Scan the data below and pick out the lines containing the word "this".

━━━ Input

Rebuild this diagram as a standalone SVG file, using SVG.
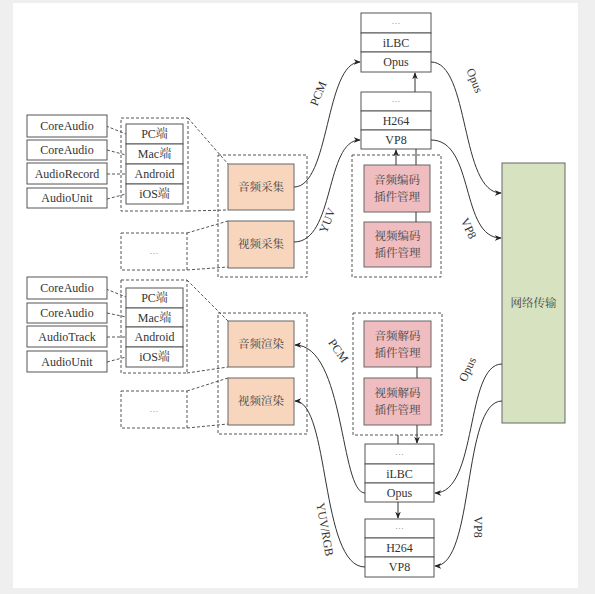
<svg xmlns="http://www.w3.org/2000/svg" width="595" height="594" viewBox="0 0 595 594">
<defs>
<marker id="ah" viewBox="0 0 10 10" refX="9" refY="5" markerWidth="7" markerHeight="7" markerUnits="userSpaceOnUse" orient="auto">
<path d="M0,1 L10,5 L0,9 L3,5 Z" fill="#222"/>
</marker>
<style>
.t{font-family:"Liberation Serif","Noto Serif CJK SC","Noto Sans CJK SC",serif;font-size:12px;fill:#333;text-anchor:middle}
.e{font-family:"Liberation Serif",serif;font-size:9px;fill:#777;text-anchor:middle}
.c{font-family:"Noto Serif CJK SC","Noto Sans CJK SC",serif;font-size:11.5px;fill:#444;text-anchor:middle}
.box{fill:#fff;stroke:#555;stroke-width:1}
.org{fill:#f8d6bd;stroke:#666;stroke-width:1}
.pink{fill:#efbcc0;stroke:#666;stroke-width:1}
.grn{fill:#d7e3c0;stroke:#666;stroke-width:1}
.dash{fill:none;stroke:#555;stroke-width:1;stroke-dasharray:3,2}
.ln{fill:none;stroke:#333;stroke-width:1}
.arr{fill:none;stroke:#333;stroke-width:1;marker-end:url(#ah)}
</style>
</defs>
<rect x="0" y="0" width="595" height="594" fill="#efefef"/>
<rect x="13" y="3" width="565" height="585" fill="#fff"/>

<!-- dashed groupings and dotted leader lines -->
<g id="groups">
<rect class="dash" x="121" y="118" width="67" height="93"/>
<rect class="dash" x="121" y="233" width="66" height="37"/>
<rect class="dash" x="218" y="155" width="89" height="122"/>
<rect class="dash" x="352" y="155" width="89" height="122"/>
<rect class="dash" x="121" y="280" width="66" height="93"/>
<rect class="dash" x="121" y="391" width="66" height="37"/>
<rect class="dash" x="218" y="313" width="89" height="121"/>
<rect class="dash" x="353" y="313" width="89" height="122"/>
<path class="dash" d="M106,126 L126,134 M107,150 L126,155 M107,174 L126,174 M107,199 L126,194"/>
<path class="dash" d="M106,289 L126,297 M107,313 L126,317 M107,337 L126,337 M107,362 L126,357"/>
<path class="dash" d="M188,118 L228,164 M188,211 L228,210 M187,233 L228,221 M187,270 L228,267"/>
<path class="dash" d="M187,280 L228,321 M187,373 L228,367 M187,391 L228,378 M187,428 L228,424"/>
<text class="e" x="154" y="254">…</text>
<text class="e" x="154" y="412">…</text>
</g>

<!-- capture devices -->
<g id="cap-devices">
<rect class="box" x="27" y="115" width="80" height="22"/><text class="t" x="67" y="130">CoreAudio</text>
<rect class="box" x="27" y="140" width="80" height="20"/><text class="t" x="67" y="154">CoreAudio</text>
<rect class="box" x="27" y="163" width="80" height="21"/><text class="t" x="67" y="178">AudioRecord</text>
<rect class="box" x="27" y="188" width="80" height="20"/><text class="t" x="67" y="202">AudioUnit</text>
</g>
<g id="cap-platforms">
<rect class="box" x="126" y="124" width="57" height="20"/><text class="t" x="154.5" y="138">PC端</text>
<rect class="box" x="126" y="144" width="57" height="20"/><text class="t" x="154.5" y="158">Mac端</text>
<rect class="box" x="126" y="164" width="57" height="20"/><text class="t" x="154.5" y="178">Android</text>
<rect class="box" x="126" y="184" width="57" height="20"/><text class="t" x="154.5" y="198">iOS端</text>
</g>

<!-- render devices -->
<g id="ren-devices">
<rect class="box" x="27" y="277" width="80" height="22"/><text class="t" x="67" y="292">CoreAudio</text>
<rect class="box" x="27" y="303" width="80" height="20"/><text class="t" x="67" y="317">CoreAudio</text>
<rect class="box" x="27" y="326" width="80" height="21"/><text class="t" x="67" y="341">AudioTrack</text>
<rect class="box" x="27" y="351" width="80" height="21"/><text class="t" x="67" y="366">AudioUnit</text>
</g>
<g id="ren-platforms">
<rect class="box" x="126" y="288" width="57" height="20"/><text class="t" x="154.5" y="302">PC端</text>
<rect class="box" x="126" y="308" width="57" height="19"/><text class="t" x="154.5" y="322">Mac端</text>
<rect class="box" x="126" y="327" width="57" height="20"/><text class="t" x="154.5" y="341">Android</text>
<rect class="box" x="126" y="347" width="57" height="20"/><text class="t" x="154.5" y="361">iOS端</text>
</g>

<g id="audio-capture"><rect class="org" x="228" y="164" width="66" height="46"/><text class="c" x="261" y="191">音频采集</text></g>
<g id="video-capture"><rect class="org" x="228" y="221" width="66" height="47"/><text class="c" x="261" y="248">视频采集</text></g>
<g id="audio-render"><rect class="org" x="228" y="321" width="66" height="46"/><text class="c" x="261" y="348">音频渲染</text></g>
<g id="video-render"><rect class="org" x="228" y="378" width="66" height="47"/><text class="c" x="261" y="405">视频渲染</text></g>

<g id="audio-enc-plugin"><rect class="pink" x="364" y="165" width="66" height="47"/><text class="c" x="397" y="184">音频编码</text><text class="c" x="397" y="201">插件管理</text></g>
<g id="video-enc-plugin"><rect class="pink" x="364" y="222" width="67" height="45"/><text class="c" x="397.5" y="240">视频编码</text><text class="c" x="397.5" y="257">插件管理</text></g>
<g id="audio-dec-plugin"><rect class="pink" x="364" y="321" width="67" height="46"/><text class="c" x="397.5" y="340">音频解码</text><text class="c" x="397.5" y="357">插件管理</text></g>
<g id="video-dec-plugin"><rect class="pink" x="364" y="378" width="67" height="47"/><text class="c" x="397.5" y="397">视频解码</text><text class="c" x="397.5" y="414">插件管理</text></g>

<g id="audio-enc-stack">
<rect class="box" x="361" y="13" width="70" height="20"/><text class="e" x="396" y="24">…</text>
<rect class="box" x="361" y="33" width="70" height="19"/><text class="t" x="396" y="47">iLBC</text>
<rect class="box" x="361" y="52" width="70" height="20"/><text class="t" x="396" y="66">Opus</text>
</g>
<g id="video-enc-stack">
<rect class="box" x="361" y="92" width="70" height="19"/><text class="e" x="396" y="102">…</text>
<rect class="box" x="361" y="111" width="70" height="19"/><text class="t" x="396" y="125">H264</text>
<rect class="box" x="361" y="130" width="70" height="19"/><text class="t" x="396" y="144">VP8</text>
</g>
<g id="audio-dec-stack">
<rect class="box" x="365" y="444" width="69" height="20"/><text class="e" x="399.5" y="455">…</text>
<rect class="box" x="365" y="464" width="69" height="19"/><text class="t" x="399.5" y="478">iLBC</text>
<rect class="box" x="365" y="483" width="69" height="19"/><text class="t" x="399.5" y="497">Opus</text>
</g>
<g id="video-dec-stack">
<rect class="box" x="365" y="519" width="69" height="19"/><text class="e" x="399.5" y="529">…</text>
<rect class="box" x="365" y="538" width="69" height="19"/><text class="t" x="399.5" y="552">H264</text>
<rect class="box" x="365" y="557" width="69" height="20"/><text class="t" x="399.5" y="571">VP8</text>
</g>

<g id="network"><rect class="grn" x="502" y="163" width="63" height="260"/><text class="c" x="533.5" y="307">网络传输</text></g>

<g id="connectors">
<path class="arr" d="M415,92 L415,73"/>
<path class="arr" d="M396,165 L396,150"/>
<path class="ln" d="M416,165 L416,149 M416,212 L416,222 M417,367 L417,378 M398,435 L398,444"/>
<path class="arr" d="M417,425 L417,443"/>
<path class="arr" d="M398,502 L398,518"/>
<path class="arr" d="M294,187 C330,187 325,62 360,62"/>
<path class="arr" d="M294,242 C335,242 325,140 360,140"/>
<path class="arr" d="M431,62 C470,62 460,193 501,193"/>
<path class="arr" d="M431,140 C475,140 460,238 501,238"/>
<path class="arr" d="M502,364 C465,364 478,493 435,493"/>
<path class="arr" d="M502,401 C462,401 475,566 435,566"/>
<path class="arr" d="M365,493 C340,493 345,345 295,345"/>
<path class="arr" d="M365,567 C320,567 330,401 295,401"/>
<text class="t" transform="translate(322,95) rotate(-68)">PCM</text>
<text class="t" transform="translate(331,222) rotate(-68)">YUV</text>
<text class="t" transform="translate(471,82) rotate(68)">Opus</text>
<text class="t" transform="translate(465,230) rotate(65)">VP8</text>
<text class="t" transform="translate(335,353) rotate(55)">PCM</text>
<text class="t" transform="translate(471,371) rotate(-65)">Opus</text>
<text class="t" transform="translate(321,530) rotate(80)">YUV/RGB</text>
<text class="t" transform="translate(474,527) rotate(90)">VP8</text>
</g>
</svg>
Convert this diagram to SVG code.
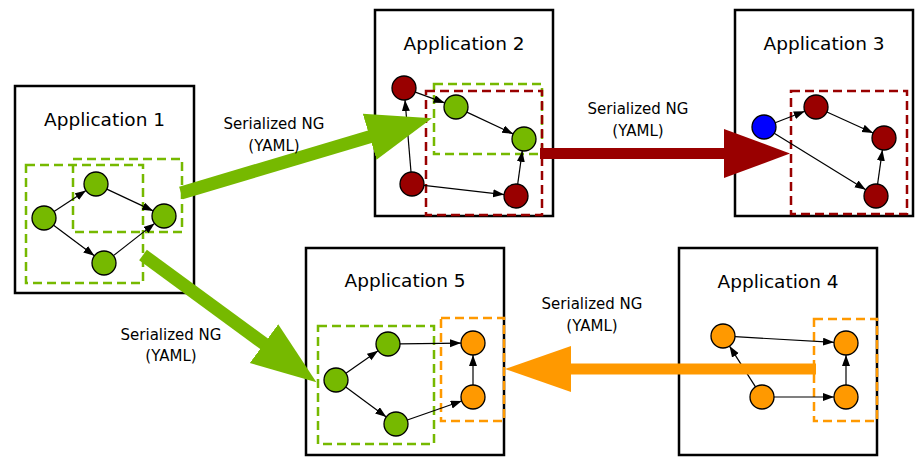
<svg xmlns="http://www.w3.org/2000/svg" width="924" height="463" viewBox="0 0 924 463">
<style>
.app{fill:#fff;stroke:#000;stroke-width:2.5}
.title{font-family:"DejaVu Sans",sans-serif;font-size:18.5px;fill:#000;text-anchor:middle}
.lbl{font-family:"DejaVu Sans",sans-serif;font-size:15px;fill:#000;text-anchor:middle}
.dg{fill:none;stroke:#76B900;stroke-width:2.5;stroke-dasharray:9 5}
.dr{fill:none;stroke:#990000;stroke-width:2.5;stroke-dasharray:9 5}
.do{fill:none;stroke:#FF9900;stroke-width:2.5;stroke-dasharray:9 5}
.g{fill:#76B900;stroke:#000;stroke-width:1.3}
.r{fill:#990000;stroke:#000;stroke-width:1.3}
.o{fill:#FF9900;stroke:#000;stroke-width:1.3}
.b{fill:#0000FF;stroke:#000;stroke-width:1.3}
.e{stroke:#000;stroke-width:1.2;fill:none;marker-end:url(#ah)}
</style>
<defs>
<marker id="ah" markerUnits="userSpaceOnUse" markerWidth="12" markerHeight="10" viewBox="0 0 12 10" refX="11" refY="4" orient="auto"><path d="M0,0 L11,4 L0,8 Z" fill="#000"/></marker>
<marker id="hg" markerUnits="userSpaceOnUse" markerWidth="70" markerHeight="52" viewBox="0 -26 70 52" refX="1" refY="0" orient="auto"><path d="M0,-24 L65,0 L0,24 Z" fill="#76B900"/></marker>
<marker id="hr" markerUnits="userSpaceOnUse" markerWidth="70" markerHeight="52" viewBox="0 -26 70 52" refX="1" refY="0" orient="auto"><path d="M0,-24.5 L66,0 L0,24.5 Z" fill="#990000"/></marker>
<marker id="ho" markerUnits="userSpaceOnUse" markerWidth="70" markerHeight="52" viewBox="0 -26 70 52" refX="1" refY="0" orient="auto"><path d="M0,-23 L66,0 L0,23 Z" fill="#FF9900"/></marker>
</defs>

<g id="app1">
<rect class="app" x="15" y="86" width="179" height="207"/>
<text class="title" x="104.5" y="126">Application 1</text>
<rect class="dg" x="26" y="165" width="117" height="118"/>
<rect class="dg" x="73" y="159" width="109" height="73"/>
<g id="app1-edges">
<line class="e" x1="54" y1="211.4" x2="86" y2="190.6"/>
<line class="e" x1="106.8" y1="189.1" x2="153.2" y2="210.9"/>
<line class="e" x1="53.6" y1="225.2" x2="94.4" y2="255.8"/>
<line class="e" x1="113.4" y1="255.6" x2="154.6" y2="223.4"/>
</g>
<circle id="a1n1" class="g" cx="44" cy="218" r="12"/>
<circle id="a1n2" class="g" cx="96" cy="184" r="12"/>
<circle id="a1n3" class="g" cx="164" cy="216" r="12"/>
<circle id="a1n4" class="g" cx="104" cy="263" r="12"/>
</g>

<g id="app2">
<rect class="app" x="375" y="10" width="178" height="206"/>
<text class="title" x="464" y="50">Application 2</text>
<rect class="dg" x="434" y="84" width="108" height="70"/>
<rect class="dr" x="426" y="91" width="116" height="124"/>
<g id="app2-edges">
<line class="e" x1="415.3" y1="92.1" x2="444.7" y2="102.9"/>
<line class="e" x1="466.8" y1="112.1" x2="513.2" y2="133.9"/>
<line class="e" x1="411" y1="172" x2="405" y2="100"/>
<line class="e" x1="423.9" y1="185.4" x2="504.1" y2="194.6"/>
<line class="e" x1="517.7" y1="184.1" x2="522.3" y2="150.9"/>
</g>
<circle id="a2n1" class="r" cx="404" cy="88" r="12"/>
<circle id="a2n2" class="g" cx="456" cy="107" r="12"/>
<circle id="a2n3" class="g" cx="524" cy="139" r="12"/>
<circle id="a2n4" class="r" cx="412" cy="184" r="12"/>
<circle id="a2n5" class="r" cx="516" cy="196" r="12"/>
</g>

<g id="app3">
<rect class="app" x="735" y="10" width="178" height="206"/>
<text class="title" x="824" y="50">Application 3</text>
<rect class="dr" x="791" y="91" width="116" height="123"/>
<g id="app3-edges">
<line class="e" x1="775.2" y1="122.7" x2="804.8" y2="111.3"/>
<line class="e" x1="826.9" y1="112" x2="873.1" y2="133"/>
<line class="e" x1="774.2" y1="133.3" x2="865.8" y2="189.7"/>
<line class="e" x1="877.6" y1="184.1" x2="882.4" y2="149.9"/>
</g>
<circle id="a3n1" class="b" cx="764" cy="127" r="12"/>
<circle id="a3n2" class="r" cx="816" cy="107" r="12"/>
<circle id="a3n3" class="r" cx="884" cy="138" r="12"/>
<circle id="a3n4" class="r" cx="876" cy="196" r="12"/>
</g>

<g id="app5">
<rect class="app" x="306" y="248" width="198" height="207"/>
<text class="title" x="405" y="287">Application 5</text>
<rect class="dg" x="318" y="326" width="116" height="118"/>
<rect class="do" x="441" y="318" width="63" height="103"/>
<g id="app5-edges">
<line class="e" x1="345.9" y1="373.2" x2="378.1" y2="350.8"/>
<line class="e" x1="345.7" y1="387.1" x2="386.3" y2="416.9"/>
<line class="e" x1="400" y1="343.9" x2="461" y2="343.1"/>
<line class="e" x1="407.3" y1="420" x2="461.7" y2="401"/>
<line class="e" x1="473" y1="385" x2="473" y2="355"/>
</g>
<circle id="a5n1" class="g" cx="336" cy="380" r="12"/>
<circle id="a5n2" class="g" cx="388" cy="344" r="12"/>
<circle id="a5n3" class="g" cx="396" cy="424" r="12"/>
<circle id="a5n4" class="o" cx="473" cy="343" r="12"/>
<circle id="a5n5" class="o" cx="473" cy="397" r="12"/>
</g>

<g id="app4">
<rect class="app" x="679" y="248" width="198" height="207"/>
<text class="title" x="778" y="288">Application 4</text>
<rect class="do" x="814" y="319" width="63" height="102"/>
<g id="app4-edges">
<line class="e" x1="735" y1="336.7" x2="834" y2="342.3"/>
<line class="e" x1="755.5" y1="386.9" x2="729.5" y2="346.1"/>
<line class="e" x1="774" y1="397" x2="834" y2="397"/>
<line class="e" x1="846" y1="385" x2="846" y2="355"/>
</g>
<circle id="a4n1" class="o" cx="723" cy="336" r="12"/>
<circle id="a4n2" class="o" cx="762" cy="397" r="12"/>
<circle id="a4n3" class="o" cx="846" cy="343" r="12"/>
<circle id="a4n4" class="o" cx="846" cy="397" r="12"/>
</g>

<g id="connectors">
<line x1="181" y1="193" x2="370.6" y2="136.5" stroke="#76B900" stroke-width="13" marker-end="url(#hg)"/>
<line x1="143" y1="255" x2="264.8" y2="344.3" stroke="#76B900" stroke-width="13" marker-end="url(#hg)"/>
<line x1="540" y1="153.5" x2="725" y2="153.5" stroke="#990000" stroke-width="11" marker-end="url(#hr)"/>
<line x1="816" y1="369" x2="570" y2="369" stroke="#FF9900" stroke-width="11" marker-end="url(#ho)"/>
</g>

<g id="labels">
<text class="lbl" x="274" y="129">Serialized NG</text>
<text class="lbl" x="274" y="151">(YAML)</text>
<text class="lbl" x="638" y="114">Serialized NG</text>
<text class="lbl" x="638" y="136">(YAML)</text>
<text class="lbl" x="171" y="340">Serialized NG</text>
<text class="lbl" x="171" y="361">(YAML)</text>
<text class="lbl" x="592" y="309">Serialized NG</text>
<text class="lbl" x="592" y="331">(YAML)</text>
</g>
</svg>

━━━━━━

Output below
Rebuild this diagram as a standalone SVG file, using SVG.
Convert this diagram to SVG code.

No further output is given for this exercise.